Modular homes are factory-built structures transported in sections and placed onto a permanent foundation, such as a full basement, crawlspace, or slab. Adding a second story to this type of structure is certainly possible, providing a highly efficient way to double the living space without altering the property footprint. This vertical expansion, however, is significantly more complex and resource-intensive than a traditional site-built addition due to the unique engineering of the original home. The process involves specialized assessments, heavy machinery, and a precise integration of the new modular section onto the existing structure.
Structural Limitations of Modular Construction
Modular homes are constructed with robust framing to endure the stress of highway transport and the initial craning onto the foundation. This inherent strength is beneficial, but the original design generally accounts only for the dead load of the first floor and the relatively light weight of the roof structure. The wall framing of the lower level was not initially engineered to carry the massive static and live loads of an entire second floor, complete with furniture and occupants. This means the existing exterior and load-bearing walls may require internal reinforcement, often involving the addition of structural columns or engineered lumber.
A further complication arises with the existing roof, which must be completely removed to prepare for the new module. Modular homes frequently utilize a low-pitched roof or a simple truss system designed for transport clearance and immediate weather protection upon installation, not for easy separation and reassembly. The critical connection point where two or more modular sections meet, known as the “marriage line,” also demands special attention. This vertical seam, secured by bolts and lag screws, must be structurally reinforced to ensure it can support the new vertical load path transferred from the second story.
Mandatory Engineering and Site Assessments
Before any construction begins, a mandatory set of investigative steps is required to confirm the project’s feasibility and compliance. The most crucial prerequisite is a detailed foundation analysis performed by a licensed structural engineer. This assessment determines if the existing foundation system, whether it is a poured concrete basement, a crawlspace, or a slab, can handle the substantial increase in dead load from the added structure. If the foundation is a monolithic slab, for instance, it may require expensive and complex underpinning to install new footings deep enough to support the weight and resist frost heave.

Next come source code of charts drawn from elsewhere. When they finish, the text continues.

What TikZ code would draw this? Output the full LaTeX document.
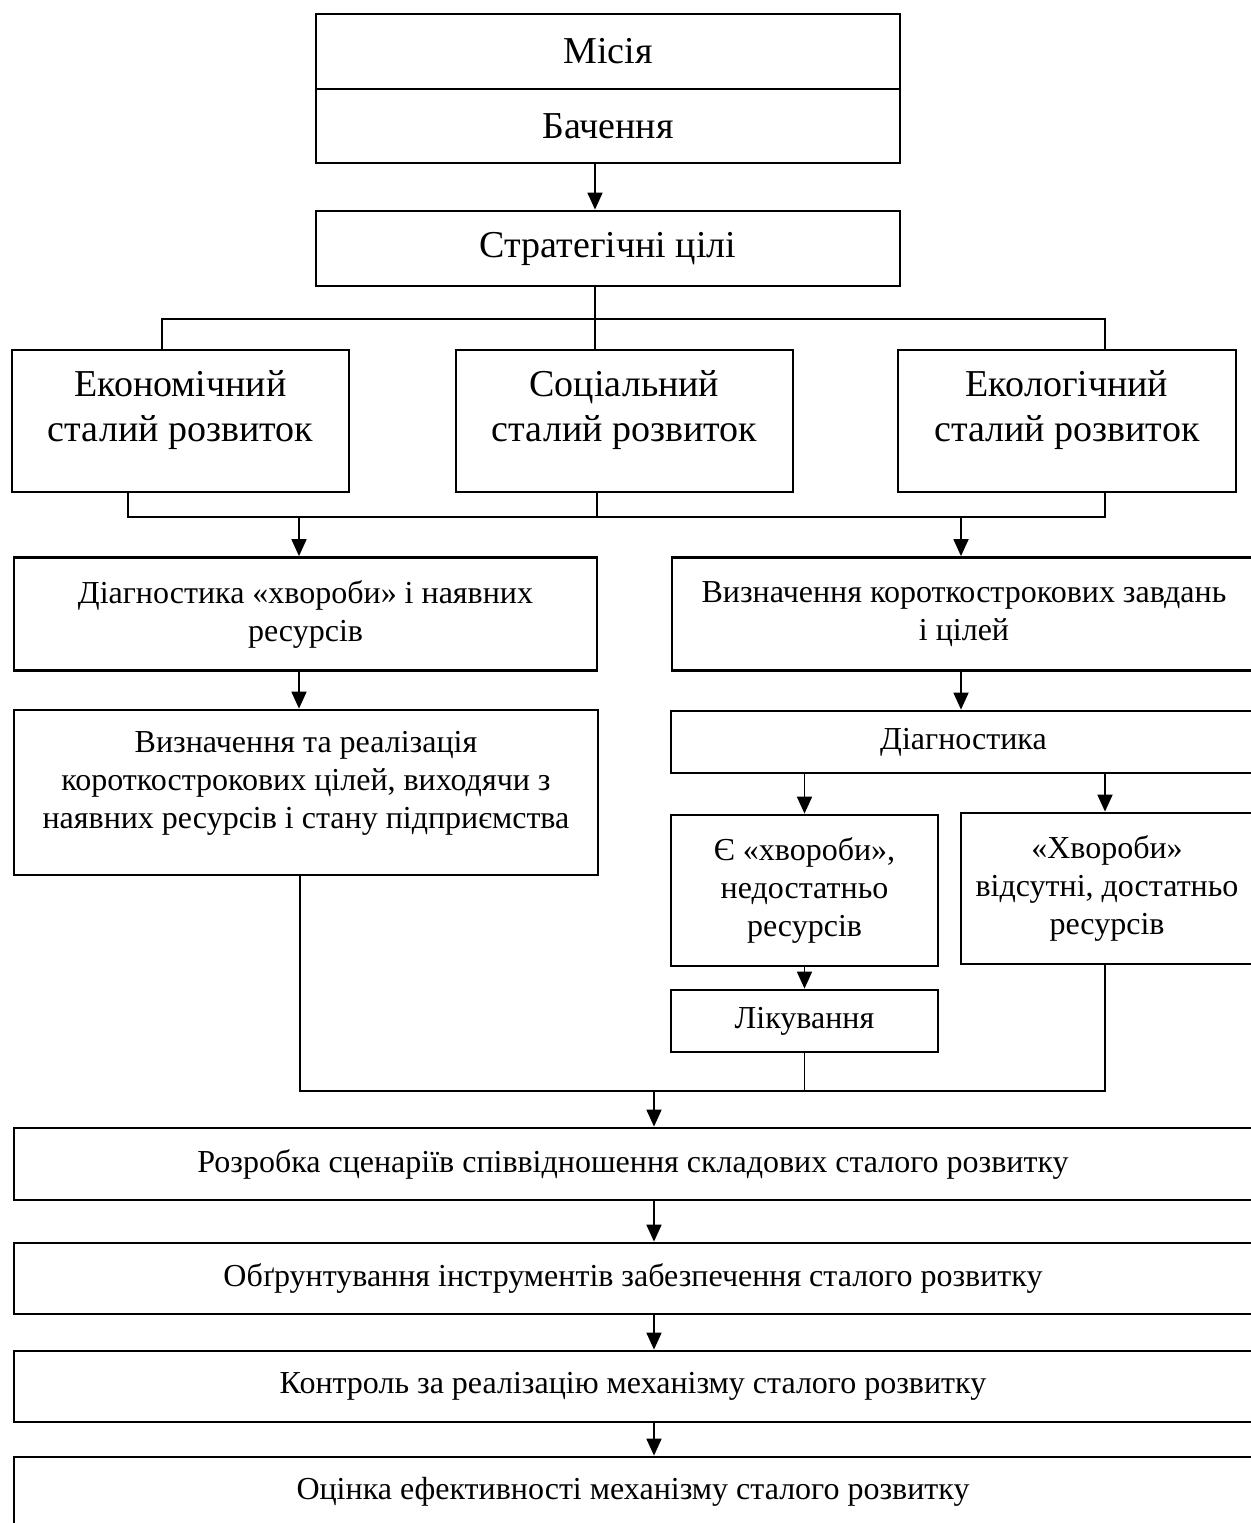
\documentclass[tikz,border=0pt]{standalone}
\usepackage{fontspec}
\setmainfont{Liberation Serif}
\usetikzlibrary{arrows.meta,positioning,calc}
\newcommand{\pxu}{0.5pt}
\newcommand{\bigtxt}{\fontsize{19}{22.5}\selectfont}
\newcommand{\smtxt}{\fontsize{16}{19}\selectfont}

\begin{document}
\begin{tikzpicture}[x = \pxu, y = -\pxu,
    box/.style 2 args = {draw, line width = 1.4pt, inner sep = 0pt, align = center,
        minimum width = #1*\pxu, minimum height = #2*\pxu, font = \smtxt},
    toptxt/.style = {font = \bigtxt, align = center, yshift = 5.5pt},
    uptxt/.style = {font = \smtxt, align = center, yshift = 4.5pt},
    arr/.style = {-{Triangle[length = 8.5pt, width = 7.5pt]}, line width = 0.9pt},
    ln/.style = {line width = 0.6pt}]
    \useasboundingbox (0,0) rectangle (1250,1523);
    % top block
    \node[box = {584}{75}, font = \bigtxt] (mis) at (608,51.5) {Місія};
    \node[box = {584}{74}, font = \bigtxt] (bach) at (608,126) {Бачення};
    \node[box = {584}{75}, font = \bigtxt] (strat) at (608,248.5) {Стратегічні цілі};
    % three kinds of development
    \node[box = {337}{142}, label = {[toptxt]center:Економічний\\сталий розвиток}] (econ) at (180.5,421) {};
    \node[box = {337}{142}, label = {[toptxt]center:Соціальний\\сталий розвиток}] (soc) at (624.5,421) {};
    \node[box = {338}{142}, label = {[toptxt]center:Екологічний\\сталий розвиток}] (ecol) at (1067,421) {};
    % left branch
    \node[box = {583}{113}] (diag1) at (305.5,614) {Діагностика «хвороби» і наявних\\ресурсів};
    \node[box = {584}{165}, label = {[uptxt]center:Визначення та реалізація\\короткострокових цілей, виходячи з\\наявних ресурсів і стану підприємства}] (vr) at (306,792.5) {};
    % right branch
    \node[box = {584}{113}] (vyzn1) at (964,614) {Визначення короткострокових завдань\\і цілей};
    \node[box = {585}{62}] (diagn) at (963.5,742) {Діагностика};
    \node[box = {267}{151}] (ye) at (804.5,890.5) {Є «хвороби»,\\недостатньо\\ресурсів};
    \node[box = {292}{151}] (vids) at (1107,888.5) {«Хвороби»\\відсутні, достатньо\\ресурсів};
    \node[box = {267}{62}] (lik) at (804.5,1021) {Лікування};
    % final steps
    \node[box = {1238}{72}] (rozr) at (633,1164) {Розробка сценаріїв співвідношення складових сталого розвитку};
    \node[box = {1238}{71}] (obgr) at (633,1278.5) {Обґрунтування інструментів забезпечення сталого розвитку};
    \node[box = {1238}{71}] (kontr) at (633,1386.5) {Контроль за реалізацію механізму сталого розвитку};
    \node[box = {1238}{70}] (otsin) at (633,1492) {Оцінка ефективності механізму сталого розвитку};

    % bus points
    \coordinate (b1l) at (162,319);
    \coordinate (b1m) at (595,319);
    \coordinate (b1r) at (1105,319);
    \coordinate (b2l) at (128,517);
    \coordinate (b2m) at (597,517);
    \coordinate (b2r) at (1105,517);
    \coordinate (c2l) at (299,517);
    \coordinate (c2r) at (961,517);
    \coordinate (b3l) at (300,1091);
    \coordinate (b3r) at (1105,1091);
    \coordinate (c3) at (654,1091);

    \draw[arr] (bach.south -| b1m) -- (strat.north -| b1m);
    \draw[ln] (strat.south -| b1m) -- (soc.north -| b1m);
    \draw[ln] (econ.north -| b1l) |- (b1r) -- (ecol.north -| b1r);
    \draw[ln] (econ.south -| b2l) |- (b2r) -- (ecol.south -| b2r);
    \draw[ln] (soc.south -| b2m) -- (b2m);
    \draw[arr] (c2l) -- (diag1.north -| c2l);
    \draw[arr] (c2r) -- (vyzn1.north -| c2r);
    \draw[arr] (diag1.south -| c2l) -- (vr.north -| c2l);
    \draw[arr] (vyzn1.south -| c2r) -- (diagn.north -| c2r);
    \draw[arr] (diagn.south -| ye.north) -- (ye.north);
    \draw[arr] (diagn.south -| b3r) -- (vids.north -| b3r);
    \draw[arr] (ye.south) -- (lik.north);
    \draw[ln] (vr.south -| b3l) |- (b3r) -- (vids.south -| b3r);
    \draw[ln] (lik.south) -- (lik.south |- b3l);
    \draw[arr] (c3) -- (rozr.north -| c3);
    \draw[arr] (rozr.south -| c3) -- (obgr.north -| c3);
    \draw[arr] (obgr.south -| c3) -- (kontr.north -| c3);
    \draw[arr] (kontr.south -| c3) -- (otsin.north -| c3);
\end{tikzpicture}
\end{document}
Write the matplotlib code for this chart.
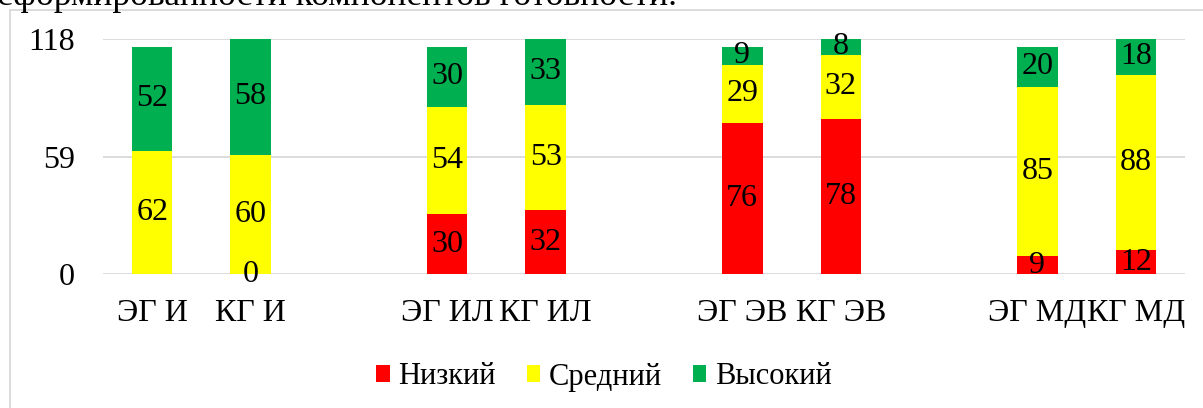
import numpy as np
import matplotlib
matplotlib.use("Agg")
import matplotlib.pyplot as plt
from matplotlib.patches import Rectangle

plt.rcParams['font.family'] = ['Liberation Serif', 'DejaVu Serif']

categories = ["ЭГ И", "КГ И", "", "ЭГ ИЛ", "КГ ИЛ", "", "ЭГ ЭВ", "КГ ЭВ", "", "ЭГ МД", "КГ МД"]
low = [np.nan, 0, np.nan, 30, 32, np.nan, 76, 78, np.nan, 9, 12]
mid = [62, 60, np.nan, 54, 53, np.nan, 29, 32, np.nan, 85, 88]
high = [52, 58, np.nan, 30, 33, np.nan, 9, 8, np.nan, 20, 18]
series_names = ["Низкий", "Средний", "Высокий"]
colors = ["#ff0000", "#ffff00", "#00b050"]
yticks = [0, 59, 118]
top_text = "сформированности компонентов готовности."

FS = 23
LFS = 22

fig = plt.figure(figsize=(12.03, 4.08), dpi=100)
ax = fig.add_axes([103/1203, 1-274/408, (1185-103)/1203, (274-39)/408])

x = np.arange(len(categories))
bottom = np.zeros(len(categories))
for name, vals, c in zip(series_names, [low, mid, high], colors):
    v = np.array(vals, dtype=float)
    vv = np.nan_to_num(v)
    ax.bar(x, vv, width=0.41, bottom=bottom, color=c, label=name, zorder=3)
    for xi, val, b in zip(x, v, bottom):
        if not np.isnan(val):
            ax.text(xi, b + val/2, f"{int(val)}", ha='center', va='center',
                    fontsize=FS, color='black', zorder=4)
    bottom = bottom + vv

ax.set_xlim(-0.5, len(categories) - 0.5)
ax.set_ylim(0, 118)
ax.set_yticks(yticks)
ax.set_yticklabels([str(t) for t in yticks], fontsize=FS)
ax.set_xticks(x)
ax.set_xticklabels(categories, fontsize=FS)
ax.tick_params(axis='both', length=0)
ax.tick_params(axis='y', pad=20)
ax.tick_params(axis='x', pad=18)
for s in ax.spines.values():
    s.set_visible(False)
ax.yaxis.grid(True, color='#d9d9d9', linewidth=1.3, zorder=0)
ax.set_axisbelow(True)

leg = fig.legend(loc='center', bbox_to_anchor=(604/1203, 1-377/408), ncol=3,
                 frameon=False, fontsize=LFS, handlelength=0.45, handleheight=0.45,
                 handletextpad=0.28, columnspacing=1.0)

fig.patches.append(Rectangle((10/1203, -0.1), 1.0, 1.1 - 10/408, transform=fig.transFigure,
                             fill=False, edgecolor='#d9d9d9', linewidth=1.3))
fig.text(677/1203, 1 - 5/408, top_text, fontsize=25.5, ha='right', va='baseline')

fig.savefig("out.png", dpi=100)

Parallel to the structural review, local ordinances must be consulted regarding zoning and permitting. Homeowners must confirm that the proposed height of the two-story structure does not violate local height restrictions or setback requirements specific to their property. An approved plan must also be developed for rerouting the home’s utilities, including electrical wiring, plumbing supply and drain lines, and the HVAC system. These systems must be carefully assessed to ensure they can be extended upward through the newly reinforced first-floor structure to service the second-story module.
The Physical Installation Process
Once the planning and structural reinforcement of the lower level are complete, the physical installation of the new story can begin. This process starts with the removal of the existing roof and the temporary protection of the first floor’s interior from the elements. The new second-story module is built off-site in a factory, minimizing the disruption to the home and ensuring a rapid deployment once it arrives on the property.
The arrival of the new module necessitates the use of a large, specialized crane capable of lifting the entire prefabricated section over the existing home. The logistics of this crane operation are complex, involving precise alignment and setting the module onto the prepared lower floor structure, a step often completed in a matter of hours. This speed is a significant benefit of modular construction, as it drastically reduces the time the lower level is exposed to weather.
The final and most technical phase is the module integration, often referred to as “stitching.” This involves securing the upper module to the lower structure with structural fasteners, such as large bolts and lag screws, to create a unified structural frame. Following the structural connection, the exterior weather envelope must be sealed, which includes roofing, siding, and trim work to seamlessly blend the new section with the existing home. Finally, the internal utility connections are completed, connecting the plumbing risers, electrical runs, and HVAC ductwork before the installation of the staircase and interior finishes.